A couple wonderful friends at Weight Watchers spent a long time trying to get me to join them at a 7 a.m. Aqua Zumba class Saturday morning. There were a lot of strikes against it. The time, the day, and most of all the dancing.
I resisted for well over a year. Stubbornness is part of my heritage on both sides of the family. It wasn't a matter of the time really. I am at work by 7 so I'm used to being up. It wasn't the trauma of wearing a swimsuit, although finding one was a challenge. It was fear though. Fear that I'd find out I really couldn't dance. I'd done a little awkward and unbalanced swaying at a wedding here and there, terrified of falling with every step, but tried to really dance? Nope. Why would someone who loved dancing not try?!?
Because if I tried and I couldn't, it would be something I truly lost. If you don't try, you don't fail, and sometimes that's easier, at least you think so in your head. Mostly it's because your heart longs for it, but you aren't sure what accepting the cold hard truth will do to you. For me it would be the final straw so to speak. It would be yet another thing I couldn't do, one that I loved to boot.
I was terrified that first time. Barely slept the night before. Then I got in the water. I'd like to say I was brilliant, like a water ballet, but I was slow, winded, and always a good 15-20 seconds behind the instructor. It wasn't pretty, but it was awesome!
Last night, as we headed to the dance floor I had that moment of fear. But then I danced. First just slow songs, but then we went out for some faster ones. One led to another, then another, songs too much fun to sit out.

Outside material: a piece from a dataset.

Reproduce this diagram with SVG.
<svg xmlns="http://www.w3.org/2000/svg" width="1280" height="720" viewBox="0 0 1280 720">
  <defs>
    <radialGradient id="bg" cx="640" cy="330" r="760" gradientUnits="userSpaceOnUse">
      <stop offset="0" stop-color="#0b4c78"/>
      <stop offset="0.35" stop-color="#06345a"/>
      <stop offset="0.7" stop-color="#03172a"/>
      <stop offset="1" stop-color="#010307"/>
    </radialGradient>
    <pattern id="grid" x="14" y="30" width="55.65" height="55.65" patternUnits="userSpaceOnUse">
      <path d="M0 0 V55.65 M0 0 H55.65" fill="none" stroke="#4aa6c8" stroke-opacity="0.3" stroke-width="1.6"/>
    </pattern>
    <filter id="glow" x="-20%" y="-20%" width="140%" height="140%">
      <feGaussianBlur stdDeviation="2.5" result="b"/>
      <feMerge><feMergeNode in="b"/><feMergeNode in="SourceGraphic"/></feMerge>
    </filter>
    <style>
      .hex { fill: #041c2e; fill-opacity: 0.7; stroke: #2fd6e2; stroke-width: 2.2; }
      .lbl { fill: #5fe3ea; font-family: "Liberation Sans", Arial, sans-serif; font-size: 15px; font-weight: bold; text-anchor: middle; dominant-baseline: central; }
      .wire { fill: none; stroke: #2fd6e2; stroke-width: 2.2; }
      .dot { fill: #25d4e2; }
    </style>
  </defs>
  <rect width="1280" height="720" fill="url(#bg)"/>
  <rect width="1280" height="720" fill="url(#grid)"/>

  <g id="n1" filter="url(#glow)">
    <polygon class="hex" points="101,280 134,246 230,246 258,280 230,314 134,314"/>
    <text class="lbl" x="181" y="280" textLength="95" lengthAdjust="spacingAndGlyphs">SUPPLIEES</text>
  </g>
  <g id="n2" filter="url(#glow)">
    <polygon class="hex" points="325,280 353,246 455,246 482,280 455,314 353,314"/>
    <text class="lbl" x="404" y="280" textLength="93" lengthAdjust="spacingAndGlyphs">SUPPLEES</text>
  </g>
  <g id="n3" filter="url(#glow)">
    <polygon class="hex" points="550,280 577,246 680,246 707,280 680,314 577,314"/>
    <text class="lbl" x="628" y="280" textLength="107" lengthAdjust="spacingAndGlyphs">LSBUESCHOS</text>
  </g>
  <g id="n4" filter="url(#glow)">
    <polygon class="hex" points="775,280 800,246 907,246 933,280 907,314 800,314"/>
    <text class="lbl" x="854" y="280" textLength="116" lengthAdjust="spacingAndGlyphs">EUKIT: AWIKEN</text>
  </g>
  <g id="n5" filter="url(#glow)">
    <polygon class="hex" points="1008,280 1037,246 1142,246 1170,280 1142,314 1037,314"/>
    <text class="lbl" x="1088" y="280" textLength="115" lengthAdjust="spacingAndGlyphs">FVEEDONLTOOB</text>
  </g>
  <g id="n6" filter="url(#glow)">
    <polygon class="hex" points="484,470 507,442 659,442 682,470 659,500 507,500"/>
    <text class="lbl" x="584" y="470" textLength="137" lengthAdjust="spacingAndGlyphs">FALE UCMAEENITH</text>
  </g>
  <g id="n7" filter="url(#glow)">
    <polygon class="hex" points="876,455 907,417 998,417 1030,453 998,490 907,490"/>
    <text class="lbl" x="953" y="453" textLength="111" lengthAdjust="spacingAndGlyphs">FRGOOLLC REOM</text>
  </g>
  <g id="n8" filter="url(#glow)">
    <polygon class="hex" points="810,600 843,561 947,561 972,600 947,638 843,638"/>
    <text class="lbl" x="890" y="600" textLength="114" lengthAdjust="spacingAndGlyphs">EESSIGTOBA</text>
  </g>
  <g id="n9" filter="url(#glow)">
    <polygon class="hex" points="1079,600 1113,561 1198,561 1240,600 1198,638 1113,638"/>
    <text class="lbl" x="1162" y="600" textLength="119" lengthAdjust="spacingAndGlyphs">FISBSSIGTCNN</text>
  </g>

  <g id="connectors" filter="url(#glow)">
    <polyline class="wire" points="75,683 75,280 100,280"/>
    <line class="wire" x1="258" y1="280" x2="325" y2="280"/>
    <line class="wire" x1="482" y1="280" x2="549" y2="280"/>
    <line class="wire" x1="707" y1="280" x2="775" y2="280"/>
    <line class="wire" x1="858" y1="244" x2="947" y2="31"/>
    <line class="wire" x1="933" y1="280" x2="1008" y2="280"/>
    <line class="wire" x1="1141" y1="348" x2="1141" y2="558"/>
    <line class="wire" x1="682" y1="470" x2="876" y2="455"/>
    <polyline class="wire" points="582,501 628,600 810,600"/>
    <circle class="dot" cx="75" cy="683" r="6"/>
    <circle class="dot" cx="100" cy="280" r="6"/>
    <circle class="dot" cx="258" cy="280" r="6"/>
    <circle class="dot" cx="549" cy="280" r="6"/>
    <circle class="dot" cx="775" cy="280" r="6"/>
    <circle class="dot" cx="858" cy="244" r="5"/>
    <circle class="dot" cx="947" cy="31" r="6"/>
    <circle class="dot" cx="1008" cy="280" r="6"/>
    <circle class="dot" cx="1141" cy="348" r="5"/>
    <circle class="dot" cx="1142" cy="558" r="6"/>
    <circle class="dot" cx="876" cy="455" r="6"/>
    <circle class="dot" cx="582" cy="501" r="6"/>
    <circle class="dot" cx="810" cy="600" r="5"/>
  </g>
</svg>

I twirled, I shimmied, I moved to the beat.
I danced.
Fear of failure held me back on one level, but pushed me on in others. I was afraid, but I never gave up dreaming of dancing again.
It took over 21 years, but it was worth it! Oh how it was worth it!
*here's my disclaimer. I'm not a dancer in any sort of professional or even amateur way. I'm just someone who always loved to dance. Grew up listening to music and dancing around with friends. But that is the criteria I use to call what I do "dancing."